Criticism triggered student nurse withdrawal in Boston

Pilgrim Hospital
Image caption The hospital has been recently criticised by the Care Quality Commission

A critical report from an independent watchdog was the reason for the withdrawal of student nurses from a Boston hospital, an NHS executive says.

The Nursing and Midwifery Council decided to remove more than 80 nurses and midwives from Boston Pilgrim hospital in July.

Hospital chief executive Andrew North said he understood the move was due to a Care Quality Commission (CQC) report.

The CQC report in July said it had "serious concerns" about the hospital.

'Right direction'

The midwifery council has since announced that all the students will return to the hospital in stages - but has still refused to comment on the exact reason for the removal.

The CQC report said the hospital had not met required standards in 12 of 16 categories, including meeting the nutritional needs of patients and the care and welfare of people using services.

In the report, examples of poor standards included a patient who was "very unwell and in pain" but left untreated by medical staff for two days.
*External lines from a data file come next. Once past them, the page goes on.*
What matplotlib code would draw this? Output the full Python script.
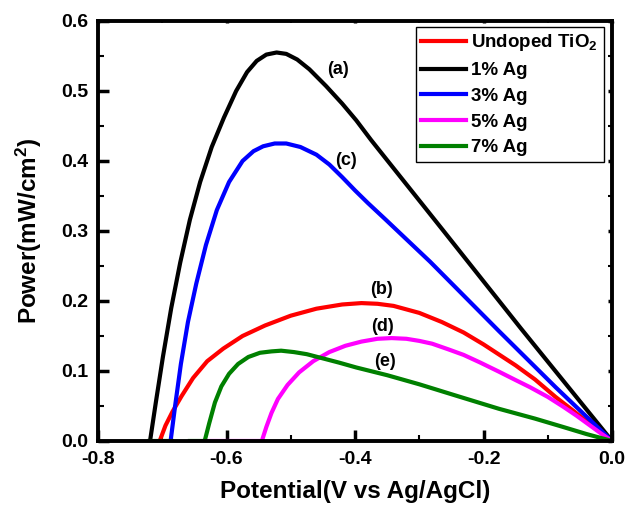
import numpy as np
import matplotlib
matplotlib.use("Agg")
import matplotlib.pyplot as plt
from matplotlib.ticker import MultipleLocator, FormatStrFormatter

plt.rcParams['font.family'] = 'Liberation Sans'
plt.rcParams['font.weight'] = 'bold'
plt.rcParams['mathtext.fontset'] = 'custom'
plt.rcParams['mathtext.rm'] = 'Liberation Sans:bold'
plt.rcParams['mathtext.bf'] = 'Liberation Sans:bold'
plt.rcParams['mathtext.default'] = 'bf'

# power curves, potential in V vs Ag/AgCl, power in mW/cm2
undoped_v = [-0.704, -0.695, -0.684, -0.670, -0.652, -0.630, -0.605, -0.575, -0.540,
             -0.500, -0.460, -0.420, -0.390, -0.365, -0.340, -0.300, -0.265, -0.231,
             -0.200, -0.175, -0.150, -0.120, -0.088, -0.060, -0.030, 0.0]
undoped_p = [0.0, 0.022, 0.042, 0.064, 0.090, 0.114, 0.132, 0.150, 0.165,
             0.179, 0.189, 0.195, 0.197, 0.196, 0.193, 0.183, 0.170, 0.155,
             0.138, 0.123, 0.108, 0.088, 0.063, 0.043, 0.021, 0.0]

ag1_v = [-0.719, -0.710, -0.699, -0.686, -0.672, -0.657, -0.641, -0.623, -0.604,
         -0.585, -0.568, -0.553, -0.538, -0.522, -0.507, -0.490, -0.471, -0.445,
         -0.420, -0.398, -0.375, -0.349, -0.263, -0.142, 0.0]
ag1_p = [0.0, 0.055, 0.120, 0.190, 0.255, 0.316, 0.370, 0.420, 0.462,
         0.500, 0.527, 0.543, 0.552, 0.555, 0.553, 0.545, 0.531, 0.507,
         0.482, 0.458, 0.430, 0.400, 0.301, 0.161, 0.0]

ag3_v = [-0.687, -0.680, -0.671, -0.660, -0.647, -0.632, -0.615, -0.596, -0.575,
         -0.558, -0.543, -0.525, -0.507, -0.485, -0.460, -0.440, -0.420, -0.400,
         -0.380, -0.352, -0.283, -0.176, -0.088, 0.0]
ag3_p = [0.0, 0.050, 0.110, 0.170, 0.225, 0.280, 0.330, 0.370, 0.400,
         0.414, 0.421, 0.425, 0.425, 0.420, 0.409, 0.395, 0.377, 0.358,
         0.340, 0.316, 0.256, 0.157, 0.077, 0.0]

ag5_v = [-0.634, -0.545, -0.538, -0.530, -0.520, -0.505, -0.487, -0.465, -0.440,
         -0.415, -0.390, -0.365, -0.343, -0.320, -0.300, -0.280, -0.255, -0.231,
         -0.205, -0.176, -0.150, -0.128, -0.100, -0.076, -0.055, -0.034, -0.016, 0.0]
ag5_p = [0.0, 0.0, 0.020, 0.040, 0.060, 0.080, 0.098, 0.114, 0.127,
         0.136, 0.142, 0.146, 0.147, 0.146, 0.143, 0.139, 0.131, 0.123,
         0.112, 0.099, 0.087, 0.077, 0.063, 0.049, 0.036, 0.022, 0.010, 0.0]

ag7_v = [-0.720, -0.685, np.nan, -0.657, -0.634, -0.627, -0.618, -0.608, -0.596,
         -0.582, -0.566, -0.548, -0.530, -0.515, -0.495, -0.475, -0.450, -0.425,
         -0.398, -0.350, -0.300, -0.240, -0.176, -0.120, -0.076, -0.040, 0.0]
ag7_p = [0.0, 0.0, np.nan, 0.0, 0.0, 0.025, 0.055, 0.078, 0.096,
         0.110, 0.120, 0.126, 0.128, 0.129, 0.127, 0.124, 0.118, 0.112,
         0.105, 0.094, 0.081, 0.064, 0.046, 0.032, 0.020, 0.010, 0.0]

series = [
    (undoped_v, undoped_p, 'Undoped TiO$_2$', '#FF0000'),
    (ag1_v, ag1_p, '1% Ag', '#000000'),
    (ag3_v, ag3_p, '3% Ag', '#0000FF'),
    (ag5_v, ag5_p, '5% Ag', '#FF00FF'),
    (ag7_v, ag7_p, '7% Ag', '#008000'),
]

tags = ['(a)', '(c)', '(b)', '(d)', '(e)']
tag_v = [-0.427, -0.414, -0.359, -0.357, -0.354]
tag_p = [0.530, 0.401, 0.216, 0.163, 0.113]

fig = plt.figure(figsize=(6.29, 5.07), dpi=100)
ax = fig.add_axes([0.1558, 0.1302, 0.8172, 0.8284])

for v, p, lab, col in series:
    ax.plot(v, p, color=col, lw=3, label=lab, solid_joinstyle='round')

for t, v, p in zip(tags, tag_v, tag_p):
    ax.text(v, p, t, fontsize=13, fontweight='bold', ha='center', va='center')

ax.set_xlim(-0.8, 0.0)
ax.set_ylim(0.0, 0.6)
ax.xaxis.set_major_locator(MultipleLocator(0.2))
ax.xaxis.set_minor_locator(MultipleLocator(0.1))
ax.yaxis.set_major_locator(MultipleLocator(0.1))
ax.yaxis.set_minor_locator(MultipleLocator(0.05))
ax.xaxis.set_major_formatter(FormatStrFormatter('%.1f'))
ax.yaxis.set_major_formatter(FormatStrFormatter('%.1f'))

ax.tick_params(which='major', direction='in', length=8, width=2.5,
               labelsize=14, pad=7)
ax.tick_params(which='minor', direction='in', length=4, width=1.5)
# small ticks on the right and top frame
ax.yaxis.set_ticks_position('both')
ax.xaxis.set_ticks_position('both')
ax.tick_params(axis='y', which='both', right=True, labelright=False)
for t in ax.yaxis.get_major_ticks() + ax.yaxis.get_minor_ticks():
    t.tick2line.set_markersize(3)
for t in ax.xaxis.get_major_ticks() + ax.xaxis.get_minor_ticks():
    t.tick2line.set_markersize(1.5)
for s in ax.spines.values():
    s.set_linewidth(2.8)

ax.set_xlabel('Potential(V vs Ag/AgCl)', fontsize=17.5, fontweight='bold', labelpad=9)
ax.set_ylabel('Power(mW/cm$^2$)', fontsize=17.5, fontweight='bold', labelpad=12)

leg = ax.legend(loc='upper right', bbox_to_anchor=(0.984, 0.986), borderaxespad=0,
                fontsize=13.5, handlelength=2.4, handletextpad=0.27, labelspacing=0.46,
                frameon=True, fancybox=False, framealpha=1, borderpad=0.3)
leg.get_frame().set_edgecolor('black')
leg.get_frame().set_linewidth(1.0)
for t in leg.get_texts():
    t.set_fontweight('bold')

fig.savefig('out.png', dpi=100)
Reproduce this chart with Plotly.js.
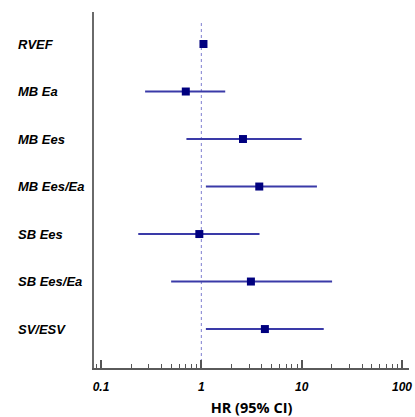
<!DOCTYPE html>
<html>
<head>
<meta charset="utf-8">
<script src="https://cdn.plot.ly/plotly-3.0.1.min.js"></script>
<style>html,body{margin:0;padding:0;background:#fff;}#chart{width:415px;height:417px;}</style>
</head>
<body>
<div id="chart"></div>
<script>
const categories = ["RVEF", "MB Ea", "MB Ees", "MB Ees/Ea", "SB Ees", "SB Ees/Ea", "SV/ESV"];
const hr = [1.05, 0.70, 2.6, 3.78, 0.955, 3.12, 4.3];
const ciLow = [1.02, 0.275, 0.71, 1.11, 0.235, 0.50, 1.11];
const ciHigh = [1.08, 1.73, 10.0, 14.2, 3.8, 20.1, 16.6];
const xTickVals = [0.1, 1, 10, 100];
const xTickText = ["0.1", "1", "10", "100"];

const trace = {
  type: 'scatter',
  mode: 'markers',
  x: hr,
  y: categories,
  marker: {symbol: 'square', size: 8, color: '#00007f'},
  error_x: {
    type: 'data',
    symmetric: false,
    array: hr.map((v, i) => ciHigh[i] - v),
    arrayminus: hr.map((v, i) => v - ciLow[i]),
    width: 0,
    thickness: 2,
    color: '#3a3aa8'
  },
  hoverinfo: 'skip',
  showlegend: false
};

const annotations = categories.map(c => ({
  text: c,
  xref: 'paper', x: (16 - 94) / 315, xanchor: 'left',
  yref: 'y', y: c, yanchor: 'middle',
  showarrow: false,
  font: {family: 'Liberation Sans, Arial, sans-serif', size: 13, color: '#000', weight: 'bold', style: 'italic'}
}));

const layout = {
  width: 415, height: 417,
  margin: {l: 94, r: 6, t: 12, b: 49},
  paper_bgcolor: '#fff', plot_bgcolor: '#fff',
  xaxis: {
    type: 'log',
    range: [-1.07, 2.07],
    tickvals: xTickVals,
    ticktext: xTickText,
    ticks: 'inside', ticklen: 8, tickwidth: 2, tickcolor: '#555',
    minor: {ticks: 'inside', ticklen: 4, tickwidth: 1, tickcolor: '#555', dtick: 'D1', showgrid: false},
    showgrid: false, zeroline: false,
    showline: true, linecolor: '#5a5a5a', linewidth: 2,
    tickfont: {family: 'Liberation Sans, Arial, sans-serif', size: 12, color: '#000', weight: 'bold', style: 'italic'},
    ticklabelstandoff: 7,
    title: {text: 'HR (95% CI)', font: {family: 'Open Sans, sans-serif', size: 14.5, color: '#000', weight: 'bold'}, standoff: 9}
  },
  yaxis: {
    type: 'category',
    categoryorder: 'array', categoryarray: categories,
    range: [6.82, -0.674],
    showticklabels: false, ticks: '',
    showgrid: false, zeroline: false,
    showline: true, linecolor: '#6a6a6a', linewidth: 2
  },
  shapes: [{
    type: 'line', xref: 'x', x0: 1, x1: 1, yref: 'paper', y0: 0, y1: 0.972,
    line: {color: '#7f7fd0', width: 1, dash: 'dot'},
    layer: 'below'
  }],
  annotations: annotations
};

Plotly.newPlot('chart', [trace], layout, {staticPlot: true, displayModeBar: false});
</script>
</body>
</html>
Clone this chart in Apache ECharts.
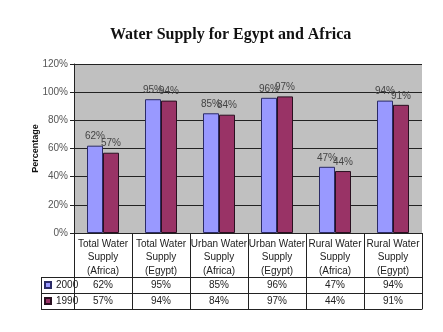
<!DOCTYPE html>
<html>
<head>
<meta charset="utf-8">
<script src="https://cdn.jsdelivr.net/npm/echarts@6/dist/echarts.min.js"></script>
<style>
  html, body { margin: 0; padding: 0; background: #fff; }
  #chart { width: 443px; height: 332px; }
</style>
</head>
<body>
<div id="chart"></div>
<script>
// Water supply coverage (%) by category
const categories = [
  'Total Water\nSupply\n(Africa)',
  'Total Water\nSupply\n(Egypt)',
  'Urban Water\nSupply\n(Africa)',
  'Urban Water\nSupply\n(Egypt)',
  'Rural Water\nSupply\n(Africa)',
  'Rural Water\nSupply\n(Egypt)'
];
const values2000 = [62, 95, 85, 96, 47, 94];
const values1990 = [57, 94, 84, 97, 44, 91];
const yTicks = { min: 0, max: 120, interval: 20 };

// Plot area and data-table layout
const G = { left: 74, top: 64, right: 21, bottom: 99 };
const W = 443, H = 332;
const plotBottom = H - G.bottom;      // y of the 0% line
const catRow = 44, valRow = 16;       // table row heights
const tableLeft = 41;
const lineColor = '#222';
const textColor = '#222';
const font = 'Liberation Sans, Arial, sans-serif';

const pct = v => v + '%';

const chart = echarts.init(document.getElementById('chart'), null, { renderer: 'canvas' });

const hLine = (y) => ({
  type: 'line',
  shape: { x1: tableLeft, y1: y + 0.5, x2: G.left, y2: y + 0.5 },
  style: { stroke: lineColor, lineWidth: 1 }
});

chart.setOption({
  animation: false,
  backgroundColor: '#fff',
  title: {
    text: 'Water Supply for Egypt and Africa',
    left: 105,
    top: 22,
    textStyle: { fontFamily: 'Liberation Serif, Times New Roman, serif', fontWeight: 'bold', fontSize: 16, color: '#111' }
  },
  legend: {
    orient: 'vertical',
    left: tableLeft + 3,
    top: plotBottom + catRow + 2,
    padding: 0,
    itemWidth: 6,
    itemHeight: 6,
    itemGap: 4,
    icon: 'rect',
    textStyle: { fontFamily: font, fontSize: 10, color: textColor, lineHeight: 12 },
    data: ['2000', '1990']
  },
  grid: {
    left: G.left, top: G.top, right: G.right, bottom: G.bottom,
    show: true, backgroundColor: '#c0c0c0', borderWidth: 0
  },
  xAxis: [
    {
      type: 'category',
      data: categories,
      position: 'bottom',
      axisLine: { show: true, lineStyle: { color: lineColor } },
      axisTick: { show: true, length: catRow + 2 * valRow, lineStyle: { color: lineColor } },
      axisLabel: { interval: 0, fontFamily: font, fontSize: 10, lineHeight: 13.5, color: textColor, margin: 4 }
    },
    {
      type: 'category',
      data: values2000.map(pct),
      position: 'bottom',
      offset: catRow,
      axisLine: { show: true, lineStyle: { color: lineColor } },
      axisTick: { show: false },
      axisLabel: { interval: 0, fontFamily: font, fontSize: 10, color: textColor, margin: 3 }
    },
    {
      type: 'category',
      data: values1990.map(pct),
      position: 'bottom',
      offset: catRow + valRow,
      axisLine: { show: true, lineStyle: { color: lineColor } },
      axisTick: { show: false },
      axisLabel: { interval: 0, fontFamily: font, fontSize: 10, color: textColor, margin: 3 }
    },
    {
      type: 'category',
      data: categories,
      position: 'bottom',
      offset: catRow + 2 * valRow,
      axisLine: { show: true, lineStyle: { color: lineColor } },
      axisTick: { show: false },
      axisLabel: { show: false }
    }
  ],
  yAxis: {
    type: 'value',
    min: yTicks.min, max: yTicks.max, interval: yTicks.interval,
    name: 'Percentage',
    nameLocation: 'middle',
    nameGap: 34,
    nameMoveOverlap: false,
    nameTextStyle: { fontFamily: font, fontSize: 9, fontWeight: 'bold', color: '#111' },
    axisLine: { show: true, lineStyle: { color: lineColor } },
    axisTick: { show: true, length: 4, lineStyle: { color: lineColor } },
    axisLabel: { formatter: '{value}%', fontFamily: font, fontSize: 10, color: '#555', margin: 6 },
    splitLine: { show: true, lineStyle: { color: lineColor, width: 1 } }
  },
  series: [
    {
      name: '2000',
      type: 'bar',
      data: values2000,
      barWidth: 16,
      barGap: '0%',
      itemStyle: { color: '#9999ff', borderColor: '#2b2b66', borderWidth: 1 },
      label: { show: true, position: 'top', distance: 4, formatter: '{c}%', fontFamily: font, fontSize: 10, color: '#444' }
    },
    {
      name: '1990',
      type: 'bar',
      data: values1990,
      barWidth: 16,
      barGap: '0%',
      itemStyle: { color: '#993366', borderColor: '#2a1020', borderWidth: 1 },
      label: { show: true, position: 'top', distance: 4, formatter: '{c}%', fontFamily: font, fontSize: 10, color: '#444' }
    }
  ],
  graphic: [
    hLine(plotBottom + catRow),
    hLine(plotBottom + catRow + valRow),
    hLine(plotBottom + catRow + 2 * valRow),
    {
      type: 'line',
      shape: { x1: tableLeft + 0.5, y1: plotBottom + catRow, x2: tableLeft + 0.5, y2: plotBottom + catRow + 2 * valRow + 1 },
      style: { stroke: lineColor, lineWidth: 1 }
    }
  ]
});
</script>
</body>
</html>
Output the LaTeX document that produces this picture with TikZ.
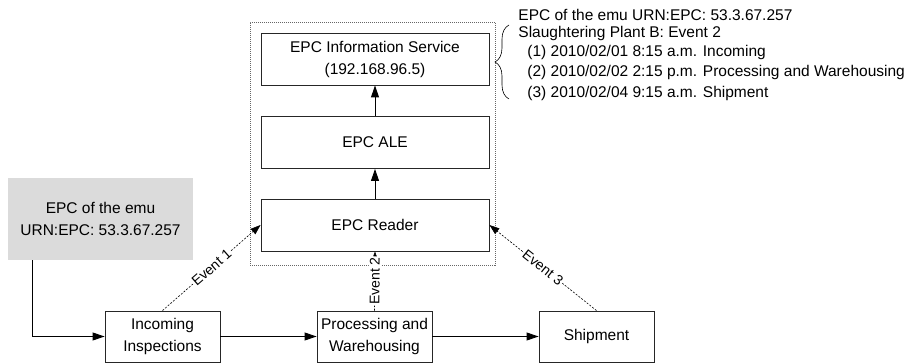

Inspectors also found patients were struggling to eat and drink and not being checked on properly by staff.

Mr North, the United Lincolnshire Hospital Trust's chief executive, said changes had been introduced including a new hourly "care round" that checks on patients more often.

"We recognise we have more to do but we are undoubtedly moving in the right direction."

The students from the University of Nottingham, the University of Lincoln and The Open University were moved to other hospitals in Nottingham and Mansfield.